— Begin TASK DATA —

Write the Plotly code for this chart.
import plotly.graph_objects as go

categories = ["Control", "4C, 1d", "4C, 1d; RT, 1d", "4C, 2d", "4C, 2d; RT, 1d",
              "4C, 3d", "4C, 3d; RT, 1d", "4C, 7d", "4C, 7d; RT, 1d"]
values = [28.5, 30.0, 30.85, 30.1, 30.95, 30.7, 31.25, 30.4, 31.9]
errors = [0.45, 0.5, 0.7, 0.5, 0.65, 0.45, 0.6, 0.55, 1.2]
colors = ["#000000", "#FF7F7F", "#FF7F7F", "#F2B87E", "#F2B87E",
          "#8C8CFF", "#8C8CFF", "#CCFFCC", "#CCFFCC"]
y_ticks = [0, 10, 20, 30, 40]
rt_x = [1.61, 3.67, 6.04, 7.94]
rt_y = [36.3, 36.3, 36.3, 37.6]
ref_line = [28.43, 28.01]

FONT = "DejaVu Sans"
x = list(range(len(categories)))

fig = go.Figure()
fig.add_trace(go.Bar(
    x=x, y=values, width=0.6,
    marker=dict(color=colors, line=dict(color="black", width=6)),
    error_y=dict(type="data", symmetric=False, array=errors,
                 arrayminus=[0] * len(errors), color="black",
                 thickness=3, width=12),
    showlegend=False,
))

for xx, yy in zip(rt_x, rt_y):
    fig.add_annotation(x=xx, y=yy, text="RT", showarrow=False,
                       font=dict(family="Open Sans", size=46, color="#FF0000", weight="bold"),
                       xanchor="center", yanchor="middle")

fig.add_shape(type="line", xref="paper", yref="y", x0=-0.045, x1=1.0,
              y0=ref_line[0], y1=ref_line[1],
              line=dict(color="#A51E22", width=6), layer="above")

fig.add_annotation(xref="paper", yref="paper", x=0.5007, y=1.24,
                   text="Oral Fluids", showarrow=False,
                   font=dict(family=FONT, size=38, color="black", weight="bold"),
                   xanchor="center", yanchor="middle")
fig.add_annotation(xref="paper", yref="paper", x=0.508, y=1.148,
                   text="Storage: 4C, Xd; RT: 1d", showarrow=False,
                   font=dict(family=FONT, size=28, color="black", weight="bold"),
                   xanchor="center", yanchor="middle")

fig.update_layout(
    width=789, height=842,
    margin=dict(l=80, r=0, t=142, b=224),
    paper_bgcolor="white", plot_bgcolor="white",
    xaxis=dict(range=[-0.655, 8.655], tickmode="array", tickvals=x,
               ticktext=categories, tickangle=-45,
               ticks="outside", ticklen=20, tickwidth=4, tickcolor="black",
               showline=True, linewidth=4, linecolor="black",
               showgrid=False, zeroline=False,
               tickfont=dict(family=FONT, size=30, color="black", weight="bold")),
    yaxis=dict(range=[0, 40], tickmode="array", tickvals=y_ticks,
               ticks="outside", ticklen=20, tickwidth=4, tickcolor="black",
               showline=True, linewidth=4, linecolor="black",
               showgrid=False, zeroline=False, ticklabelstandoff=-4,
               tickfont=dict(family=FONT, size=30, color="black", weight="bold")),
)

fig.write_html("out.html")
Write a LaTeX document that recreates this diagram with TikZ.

— End TASK DATA —

REQUIRED WORK:
Extract every record. Keep wording exact.

SOLUTION FOR THIS TASK:
Write the Plotly code for this chart.
import plotly.graph_objects as go

categories = ["Control", "4C, 1d", "4C, 1d; RT, 1d", "4C, 2d", "4C, 2d; RT, 1d",
              "4C, 3d", "4C, 3d; RT, 1d", "4C, 7d", "4C, 7d; RT, 1d"]
values = [28.5, 30.0, 30.85, 30.1, 30.95, 30.7, 31.25, 30.4, 31.9]
errors = [0.45, 0.5, 0.7, 0.5, 0.65, 0.45, 0.6, 0.55, 1.2]
colors = ["#000000", "#FF7F7F", "#FF7F7F", "#F2B87E", "#F2B87E",
          "#8C8CFF", "#8C8CFF", "#CCFFCC", "#CCFFCC"]
y_ticks = [0, 10, 20, 30, 40]
rt_x = [1.61, 3.67, 6.04, 7.94]
rt_y = [36.3, 36.3, 36.3, 37.6]
ref_line = [28.43, 28.01]

FONT = "DejaVu Sans"
x = list(range(len(categories)))

fig = go.Figure()
fig.add_trace(go.Bar(
    x=x, y=values, width=0.6,
    marker=dict(color=colors, line=dict(color="black", width=6)),
    error_y=dict(type="data", symmetric=False, array=errors,
                 arrayminus=[0] * len(errors), color="black",
                 thickness=3, width=12),
    showlegend=False,
))

for xx, yy in zip(rt_x, rt_y):
    fig.add_annotation(x=xx, y=yy, text="RT", showarrow=False,
                       font=dict(family="Open Sans", size=46, color="#FF0000", weight="bold"),
                       xanchor="center", yanchor="middle")

fig.add_shape(type="line", xref="paper", yref="y", x0=-0.045, x1=1.0,
              y0=ref_line[0], y1=ref_line[1],
              line=dict(color="#A51E22", width=6), layer="above")

fig.add_annotation(xref="paper", yref="paper", x=0.5007, y=1.24,
                   text="Oral Fluids", showarrow=False,
                   font=dict(family=FONT, size=38, color="black", weight="bold"),
                   xanchor="center", yanchor="middle")
fig.add_annotation(xref="paper", yref="paper", x=0.508, y=1.148,
                   text="Storage: 4C, Xd; RT: 1d", showarrow=False,
                   font=dict(family=FONT, size=28, color="black", weight="bold"),
                   xanchor="center", yanchor="middle")

fig.update_layout(
    width=789, height=842,
    margin=dict(l=80, r=0, t=142, b=224),
    paper_bgcolor="white", plot_bgcolor="white",
    xaxis=dict(range=[-0.655, 8.655], tickmode="array", tickvals=x,
               ticktext=categories, tickangle=-45,
               ticks="outside", ticklen=20, tickwidth=4, tickcolor="black",
               showline=True, linewidth=4, linecolor="black",
               showgrid=False, zeroline=False,
               tickfont=dict(family=FONT, size=30, color="black", weight="bold")),
    yaxis=dict(range=[0, 40], tickmode="array", tickvals=y_ticks,
               ticks="outside", ticklen=20, tickwidth=4, tickcolor="black",
               showline=True, linewidth=4, linecolor="black",
               showgrid=False, zeroline=False, ticklabelstandoff=-4,
               tickfont=dict(family=FONT, size=30, color="black", weight="bold")),
)

fig.write_html("out.html")
Write a LaTeX document that recreates this diagram with TikZ.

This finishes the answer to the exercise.